Sabendo que tinha um caldeirão de fel no armário, sua viúva o escondeu até 1967, quando alguns trechos, com as pestilências devidamente higienizadas, foram publicados numa revista. A primeira edição integral saiu na União Soviética em 1973.

Satanás emergiu novamente no 25 de janeiro passado, quando um filme baseado no livro estreou em Moscou. Deu no New York Times: “A vida imita a arte e ‘O Mestre e Margarida’ agita a Rússia”. E mais: “Foi uma das estreias mais dramáticas e carregadas da história russa recente”.

O filme é uma superprodução de 17 milhões de dólares, dos quais 7 milhões vieram do Estado. Teve 5,5 milhões de espectadores até agora, número que leva produtores a soltar rojões. O triunfo foi intensificado pelas palmas ao fim de várias sessões.

Como tudo em torno do Beiçudo, a feitura do filme parece saída de um breviário de magia negra. Seu diretor, Michael Lockshin, é um norte-americano criado em Moscou. Em 1986, quando cientistas soviéticos fugiam para o Ocidente, o pai de Lockshin engatou marcha à ré: comunista, refugiou-se com a família em Moscou e denunciou o assédio do FBI.

O diretor topou adaptar o romance porque o amava desde a adolescência. Ao que parece, seu filme enfatiza a perseguição a um escritor refratário ao regime –um tema não muito do agrado de Putin. Mesmo assim, “O Mestre e Margarida” foi adiante; era a adaptação de um clássico que nada teria a dizer ao presente.

Deu-se a balalaika: a Rússia invadiu a Ucrânia, a coerção à intelligentsia se acentuou e o lançamento do filme foi adiado. O desconforto cresceu porque o melífluo Lockshin, de volta à sua casa em Los Angeles, foi às redes sociais apupar Putin e apoiar a Ucrânia.

Não se sabe por que diabos, o filme estreou, embora sem propaganda nem divulgação. Mas, para fúria do Kremlin, levou uma legião de diabretes ao cinema. Putin, versado nas sanhas do Pata-de-Bode, deve ter mandado para o quinto dos infernos os burocratas que o liberaram.

A balalaika virou sabá das feiticeiras: serviçais de Putin na imprensa e na televisão desancaram o filme, xingando-o de antirrusso.
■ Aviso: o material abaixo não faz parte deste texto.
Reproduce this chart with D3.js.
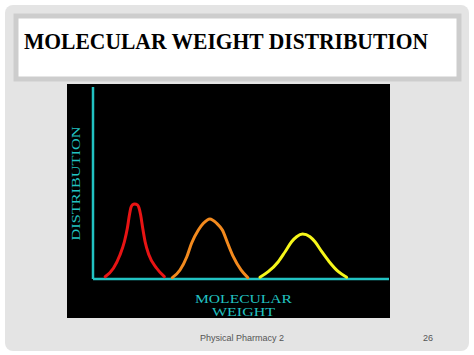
<!DOCTYPE html>
<html>
<head>
<meta charset="utf-8">
<script src="https://cdn.jsdelivr.net/npm/d3@7"></script>
<style>
  body { margin: 0; background: #fff; }
  svg { display: block; }
</style>
</head>
<body>
<svg id="slide"></svg>
<script>
const width = 474;
const height = 355;

// curves, molecular weight (0-100) vs distribution (0-100)
const redMw = [4.1, 6.9, 9.1, 10.6, 11.6, 12.3, 12.8, 13.3, 14.1, 15.0, 15.5, 16.1, 16.8, 17.6, 18.9, 21.5, 24.1];
const redDist = [1.2, 5.6, 12.5, 19.4, 26.4, 33.3, 37.2, 38.6, 39.1, 38.6, 37.2, 33.3, 26.4, 19.4, 12.5, 5.6, 1.2];

const orangeMw = [26.8, 29.4, 31.7, 33.3, 35.6, 37.3, 39.5, 41.8, 43.7, 45.5, 47.4, 50.0, 52.3];
const orangeDist = [0.7, 4.7, 11.6, 18.6, 25.5, 29.0, 31.3, 29.0, 25.5, 18.6, 11.6, 4.7, 0.7];

const yellowMw = [56.4, 59.2, 62.6, 64.9, 67.1, 68.8, 70.8, 73.3, 75.0, 77.3, 79.8, 82.9, 85.7];
const yellowDist = [0.9, 3.8, 9.0, 14.2, 19.4, 22.0, 23.4, 22.0, 19.4, 14.2, 9.0, 3.8, 0.9];

const seriesColors = ['#e81414', '#f38a1e', '#f6f61a'];

const titleText = 'MOLECULAR WEIGHT DISTRIBUTION';
const yLabel = 'DISTRIBUTION';
const xLabel = ['MOLECULAR', 'WEIGHT'];
const footerText = 'Physical Pharmacy 2';
const pageNumber = '26';

const svg = d3.select('#slide')
    .attr('width', width)
    .attr('height', height);

// slide background
svg.append('rect')
    .attr('x', 5).attr('y', 5)
    .attr('width', 464).attr('height', 346)
    .attr('rx', 8)
    .attr('fill', '#e4e4e4');

// title box
svg.append('rect')
    .attr('x', 16).attr('y', 16)
    .attr('width', 443).attr('height', 63)
    .attr('fill', '#fff')
    .attr('stroke', '#cdcdcd')
    .attr('stroke-width', 5);

svg.append('text')
    .attr('x', 24).attr('y', 49)
    .attr('textLength', 404)
    .attr('lengthAdjust', 'spacingAndGlyphs')
    .style('font-family', '"Liberation Serif", "Times New Roman", serif')
    .style('font-weight', 'bold')
    .style('font-size', '24px')
    .attr('fill', '#000')
    .text(titleText);

// black chart panel
svg.append('rect')
    .attr('x', 67).attr('y', 84)
    .attr('width', 323).attr('height', 234)
    .attr('fill', '#000');

const x = d3.scaleLinear().domain([0, 100]).range([93, 389]);
const y = d3.scaleLinear().domain([0, 100]).range([279, 87]);

const axisColor = '#22c2c2';

// axes drawn as plain lines, no ticks
const plot = svg.append('g');

plot.append('line')
    .attr('x1', x(0)).attr('x2', x(0))
    .attr('y1', y(0)).attr('y2', y(100))
    .attr('stroke', axisColor)
    .attr('stroke-width', 2.5);

plot.append('line')
    .attr('x1', x(0)).attr('x2', x(100))
    .attr('y1', y(0)).attr('y2', y(0))
    .attr('stroke', axisColor)
    .attr('stroke-width', 2.5);

const line = d3.line()
    .x(d => x(d[0]))
    .y(d => y(d[1]))
    .curve(d3.curveMonotoneX);

const curves = [
    d3.zip(redMw, redDist),
    d3.zip(orangeMw, orangeDist),
    d3.zip(yellowMw, yellowDist)
];

plot.selectAll('.curve')
    .data(curves)
    .enter()
    .append('path')
    .attr('class', 'curve')
    .attr('fill', 'none')
    .attr('stroke', (d, i) => seriesColors[i])
    .attr('stroke-width', 3)
    .attr('stroke-linecap', 'round')
    .attr('d', line);

// axis labels
svg.append('text')
    .attr('transform', `translate(80, ${(126 + 241) / 2}) rotate(-90)`)
    .attr('text-anchor', 'middle')
    .attr('textLength', 114)
    .attr('lengthAdjust', 'spacingAndGlyphs')
    .style('font-family', '"Liberation Serif", "Times New Roman", serif')
    .style('font-size', '13.5px')
    .attr('fill', axisColor)
    .text(yLabel);

svg.selectAll('.xlabel')
    .data(xLabel)
    .enter()
    .append('text')
    .attr('class', 'xlabel')
    .attr('x', 243.5)
    .attr('y', (d, i) => 302.8 + i * 13)
    .attr('text-anchor', 'middle')
    .attr('textLength', (d, i) => i === 0 ? 97 : 63)
    .attr('lengthAdjust', 'spacingAndGlyphs')
    .style('font-family', '"Liberation Serif", "Times New Roman", serif')
    .style('font-size', '11.5px')
    .attr('fill', axisColor)
    .text(d => d);

// footer
svg.append('text')
    .attr('x', 200).attr('y', 341)
    .style('font-family', '"Liberation Sans", Arial, sans-serif')
    .style('font-size', '9px')
    .attr('fill', '#555')
    .text(footerText);

svg.append('text')
    .attr('x', 433).attr('y', 341)
    .attr('text-anchor', 'end')
    .style('font-family', '"Liberation Sans", Arial, sans-serif')
    .style('font-size', '9px')
    .attr('fill', '#555')
    .text(pageNumber);
</script>
</body>
</html>
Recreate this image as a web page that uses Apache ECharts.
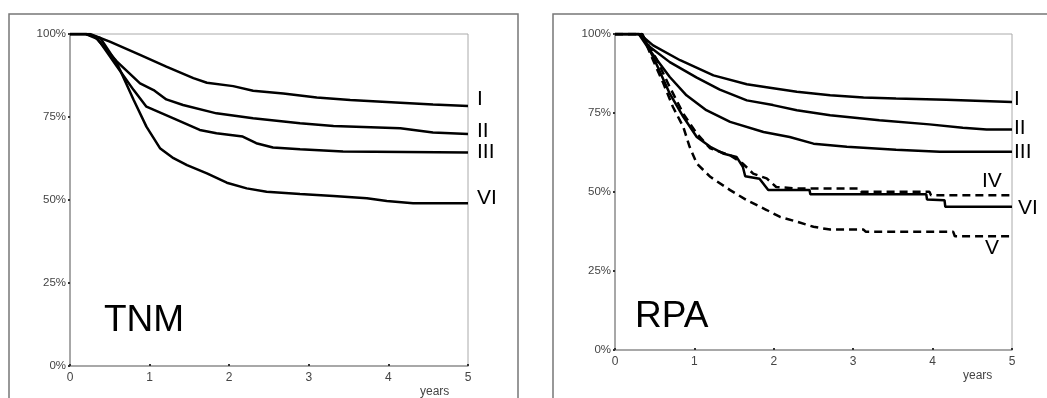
<!DOCTYPE html>
<html>
<head>
<meta charset="utf-8">
<script src="https://cdn.jsdelivr.net/npm/echarts@6/dist/echarts.min.js"></script>
<style>
html,body{margin:0;padding:0;background:#fff;}
#c{width:1047px;height:398px;}
</style>
</head>
<body>
<div id="c"></div>
<script>
// ---- Data (years, survival %) ----
const xTicks = [0, 1, 2, 3, 4, 5];
const yTicks = [0, 25, 50, 75, 100];

// TNM panel
const tnmI = [[0,100],[0.25,100],[0.5,97.7],[0.88,93.7],[1.21,90.2],[1.55,86.7],[1.72,85.3],[2.05,84.3],[2.30,82.9],[2.68,82.1],[3.10,80.9],[3.52,80.1],[4.15,79.3],[4.56,78.8],[5,78.3]];
const tnmII = [[0,100],[0.2,100],[0.31,99.3],[0.59,91.7],[0.88,85.1],[1.05,83.1],[1.21,80.3],[1.42,78.6],[1.84,76.1],[2.30,74.6],[2.89,73.1],[3.31,72.3],[4.15,71.6],[4.56,70.3],[5,69.9]];
const tnmIII = [[0,100],[0.2,100],[0.35,98.5],[0.59,90.2],[0.8,83.1],[0.96,78.1],[1.3,74.6],[1.63,71.1],[1.84,70.1],[2.17,69.1],[2.34,67.1],[2.55,65.8],[2.89,65.3],[3.43,64.6],[5,64.3]];
const tnmVI = [[0,100],[0.2,100],[0.38,98.8],[0.59,91.2],[0.8,80.1],[0.96,72.1],[1.13,65.6],[1.3,62.6],[1.47,60.5],[1.72,58.0],[1.97,55.2],[2.22,53.5],[2.47,52.5],[2.89,51.8],[3.31,51.2],[3.73,50.5],[3.98,49.7],[4.31,49.0],[5,49.0]];

// RPA panel
const rpaI = [[0,100],[0.31,100],[0.48,96.4],[0.82,91.7],[1.24,86.9],[1.66,84.1],[1.95,83.0],[2.29,81.7],[2.71,80.6],[3.13,79.9],[3.54,79.6],[4.17,79.2],[5,78.5]];
const rpaII = [[0,100],[0.3,100],[0.44,95.9],[0.69,91.1],[1.03,86.2],[1.32,82.4],[1.66,79.0],[1.99,77.5],[2.29,75.9],[2.71,74.3],[3.33,72.7],[3.96,71.4],[4.38,70.3],[4.68,69.8],[5,69.8]];
const rpaIII = [[0,100],[0.3,100],[0.44,94.8],[0.69,86.4],[0.9,80.6],[1.15,75.9],[1.45,72.2],[1.87,69.0],[2.2,67.4],[2.5,65.3],[2.92,64.3],[3.54,63.4],[4.09,62.7],[5,62.7]];
const rpaIV = [[0,100],[0.34,100],[0.52,92.2],[0.69,83.2],[0.86,74.8],[1.03,68.5],[1.2,63.8],[1.45,61.6],[1.61,59.0],[1.74,55.8],[1.91,54.3],[2.03,51.6],[2.29,51.1],[3.08,51.1],[3.10,50.1],[3.96,50.1],[3.98,49.0],[5,49.0]];
const rpaV = [[0,100],[0.34,100],[0.48,91.7],[0.61,84.3],[0.73,76.9],[0.86,70.6],[0.94,64.3],[1.03,59.0],[1.2,54.8],[1.45,50.6],[1.66,47.4],[1.91,44.3],[2.08,42.1],[2.29,40.6],[2.5,39.0],[2.71,38.1],[3.13,38.1],[3.16,37.4],[4.26,37.4],[4.28,36.0],[5,36.0]];
const rpaVI = [[0,100],[0.34,100],[0.52,90.6],[0.69,81.1],[0.86,73.8],[1.03,67.4],[1.2,64.3],[1.36,62.2],[1.53,61.1],[1.61,58.0],[1.64,55.0],[1.82,54.2],[1.93,50.6],[2.45,50.6],[2.46,49.3],[3.92,49.3],[3.93,47.6],[4.15,47.4],[4.16,45.3],[5,45.3]];

const tnmSeries = [
  {name:'I', data:tnmI, dash:false},
  {name:'II', data:tnmII, dash:false},
  {name:'III', data:tnmIII, dash:false},
  {name:'VI', data:tnmVI, dash:false}
];
const rpaSeries = [
  {name:'I', data:rpaI, dash:false},
  {name:'II', data:rpaII, dash:false},
  {name:'III', data:rpaIII, dash:false},
  {name:'IV', data:rpaIV, dash:true},
  {name:'V', data:rpaV, dash:true},
  {name:'VI', data:rpaVI, dash:false}
];

const FONT = '"Liberation Sans", Arial, sans-serif';

function xAxisCfg(gi){
  return {
    type:'value', gridIndex:gi, min:0, max:5, interval:1,
    axisLine:{show:true, onZero:false, lineStyle:{color:'#999', width:1.5}},
    axisTick:{show:true, length:2, inside:true, lineStyle:{color:'#333', width:2}},
    splitLine:{show:false},
    axisLabel:{color:'#444', fontSize:12, fontFamily:FONT, margin:6}
  };
}
function yAxisCfg(gi){
  return {
    type:'value', gridIndex:gi, min:0, max:100, interval:25,
    axisLine:{show:true, lineStyle:{color:'#999', width:1.5}},
    axisTick:{show:true, length:2, lineStyle:{color:'#333', width:2}},
    splitLine:{show:false},
    axisLabel:{color:'#444', fontSize:11.5, fontFamily:FONT, margin:4, formatter:'{value}%'}
  };
}
function mk(list, gi){
  return list.map(s => ({
    type:'line', name:s.name, xAxisIndex:gi, yAxisIndex:gi,
    data:s.data, showSymbol:false, symbol:'none', silent:true,
    lineStyle:{color:'#000', width:2.5, type: s.dash ? [8,5] : 'solid'},
    animation:false
  }));
}

function txt(x, y, t, size, align){
  return {type:'text', left:x, top:y, style:{text:t, font: size+'px '+FONT, fill:'#000', textAlign:align||'left'}};
}

const chart = echarts.init(document.getElementById('c'), null, {renderer:'canvas'});
chart.setOption({
  animation:false,
  backgroundColor:'#fff',
  grid:[
    {left:70, top:34, width:398, height:332, show:true, borderColor:'#aaa', borderWidth:1},
    {left:615, top:34, width:397, height:316, show:true, borderColor:'#aaa', borderWidth:1}
  ],
  xAxis:[xAxisCfg(0), xAxisCfg(1)],
  yAxis:[yAxisCfg(0), yAxisCfg(1)],
  series:[...mk(tnmSeries,0), ...mk(rpaSeries,1)],
  graphic:[
    {type:'rect', shape:{x:9, y:14, width:509, height:420}, style:{fill:'none', stroke:'#777', lineWidth:1.5}, z:-1},
    {type:'rect', shape:{x:553, y:14, width:520, height:420}, style:{fill:'none', stroke:'#777', lineWidth:1.5}, z:-1},
    txt(104, 302, 'TNM', 37),
    txt(635, 298, 'RPA', 37),
    {type:'text', left:420, top:386, style:{text:'years', font:'12px '+FONT, fill:'#444'}},
    {type:'text', left:963, top:370, style:{text:'years', font:'12px '+FONT, fill:'#444'}},
    txt(477, 89, 'I', 21),
    txt(477, 121, 'II', 21),
    txt(477, 142, 'III', 21),
    txt(477, 188, 'VI', 21),
    txt(1014, 89, 'I', 21),
    txt(1014, 118, 'II', 21),
    txt(1014, 142, 'III', 21),
    txt(982, 171, 'IV', 21),
    txt(1018, 198, 'VI', 21),
    txt(985, 238, 'V', 21)
  ]
});
</script>
</body>
</html>
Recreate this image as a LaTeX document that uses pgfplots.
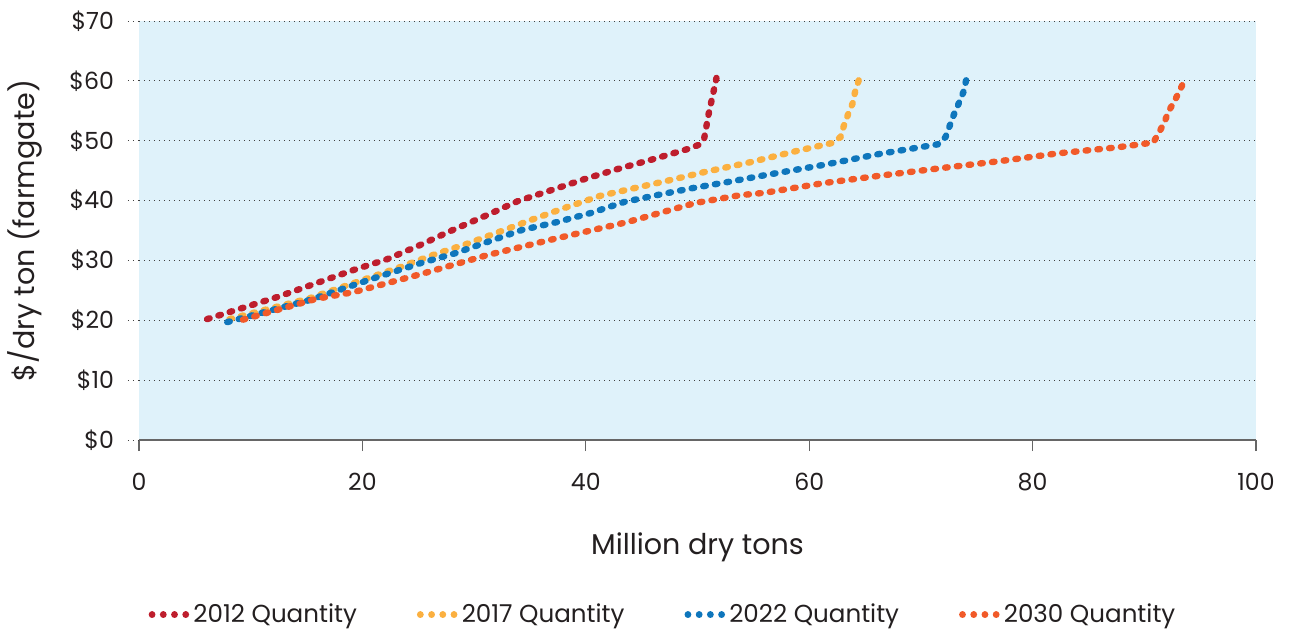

O sucesso de uma obra financiada e atacada por um mesmo regime configura o que Lênin, outra encarnação do Demo, chamava de contradições do sistema.

O derradeiro paradoxo é que o filme “antirrusso” só pode ser visto na Rússia, porque as autoridades luciferinas proibiram sua exportação. Mas o que resta é ótimo –o magma de sortilégios do romance de Bulgákov. (Há duas traduções dele na praça, a de Irineu Franco Perpetuo, da Editora 34, e a de Zoia Prestes, da Alfaguara).

É nele que o Capiroto proclama, ao saber que o Mestre pôs fogo em seus escritos sobre Pilatos: “Manuscritos não queimam”. O de “O Mestre e Margarida”, de fato, escapou aos lança-chamas de Stálin e Putin. O fogo nada pode contra a arte à vera, a negativa, a de Belzebu e Bulgákov.